* [WRITTEN INSTRUCTION]: Pick out the lines below with "this" and list them.

* [DATA FOR PROCESSING]:

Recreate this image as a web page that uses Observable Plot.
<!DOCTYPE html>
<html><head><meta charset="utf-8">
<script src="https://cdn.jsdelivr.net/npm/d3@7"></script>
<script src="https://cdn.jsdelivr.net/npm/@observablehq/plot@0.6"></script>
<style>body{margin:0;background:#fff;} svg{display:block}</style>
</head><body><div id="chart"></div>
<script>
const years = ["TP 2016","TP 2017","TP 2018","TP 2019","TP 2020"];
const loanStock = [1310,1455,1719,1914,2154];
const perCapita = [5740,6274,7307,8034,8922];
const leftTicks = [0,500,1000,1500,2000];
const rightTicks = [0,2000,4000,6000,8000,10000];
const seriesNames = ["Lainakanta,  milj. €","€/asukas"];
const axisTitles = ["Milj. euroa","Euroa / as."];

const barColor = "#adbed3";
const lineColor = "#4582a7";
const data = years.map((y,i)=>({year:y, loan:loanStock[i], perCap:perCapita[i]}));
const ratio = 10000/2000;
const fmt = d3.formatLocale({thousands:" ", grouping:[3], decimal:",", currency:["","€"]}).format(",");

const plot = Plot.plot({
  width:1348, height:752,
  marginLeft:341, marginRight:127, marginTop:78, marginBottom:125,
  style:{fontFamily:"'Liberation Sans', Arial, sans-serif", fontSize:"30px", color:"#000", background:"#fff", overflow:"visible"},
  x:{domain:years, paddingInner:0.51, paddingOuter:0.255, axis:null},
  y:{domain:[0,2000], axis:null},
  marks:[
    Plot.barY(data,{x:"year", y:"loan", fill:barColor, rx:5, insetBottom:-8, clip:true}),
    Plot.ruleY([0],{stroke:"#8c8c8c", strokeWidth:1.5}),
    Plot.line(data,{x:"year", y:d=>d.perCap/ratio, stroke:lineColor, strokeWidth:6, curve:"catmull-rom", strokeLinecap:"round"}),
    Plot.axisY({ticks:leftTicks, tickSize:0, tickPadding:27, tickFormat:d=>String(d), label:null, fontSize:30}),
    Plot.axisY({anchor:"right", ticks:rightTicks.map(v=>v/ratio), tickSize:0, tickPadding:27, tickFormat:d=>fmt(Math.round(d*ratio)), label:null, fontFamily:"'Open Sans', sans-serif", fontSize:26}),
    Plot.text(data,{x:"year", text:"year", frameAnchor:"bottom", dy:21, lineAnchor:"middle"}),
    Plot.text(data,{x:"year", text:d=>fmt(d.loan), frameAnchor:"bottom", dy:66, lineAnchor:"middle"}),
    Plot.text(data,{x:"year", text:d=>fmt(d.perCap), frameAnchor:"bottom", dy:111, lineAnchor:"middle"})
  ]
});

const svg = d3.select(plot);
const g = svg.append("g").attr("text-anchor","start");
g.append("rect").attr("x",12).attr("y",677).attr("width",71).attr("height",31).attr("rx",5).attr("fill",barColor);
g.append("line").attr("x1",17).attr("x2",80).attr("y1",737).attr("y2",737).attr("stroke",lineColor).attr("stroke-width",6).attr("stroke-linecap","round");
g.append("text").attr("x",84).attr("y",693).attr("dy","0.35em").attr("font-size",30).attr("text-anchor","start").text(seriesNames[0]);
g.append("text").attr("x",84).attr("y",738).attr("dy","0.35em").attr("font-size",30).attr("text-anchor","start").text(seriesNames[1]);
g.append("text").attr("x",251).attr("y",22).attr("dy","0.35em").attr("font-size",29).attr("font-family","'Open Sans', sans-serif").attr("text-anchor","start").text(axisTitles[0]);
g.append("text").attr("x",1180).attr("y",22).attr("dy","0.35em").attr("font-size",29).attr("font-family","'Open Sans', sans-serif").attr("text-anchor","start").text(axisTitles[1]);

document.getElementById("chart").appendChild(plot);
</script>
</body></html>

==

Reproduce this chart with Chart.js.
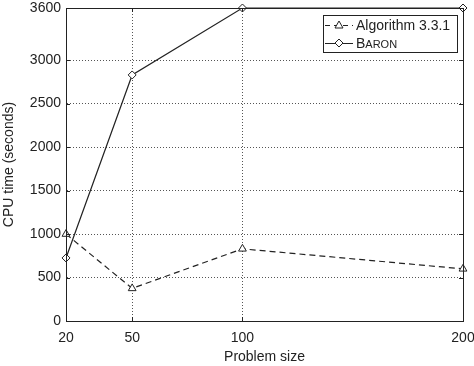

* [SOLUTION]:
Recreate this image as a web page that uses Observable Plot.
Reproduce this chart with Chart.js.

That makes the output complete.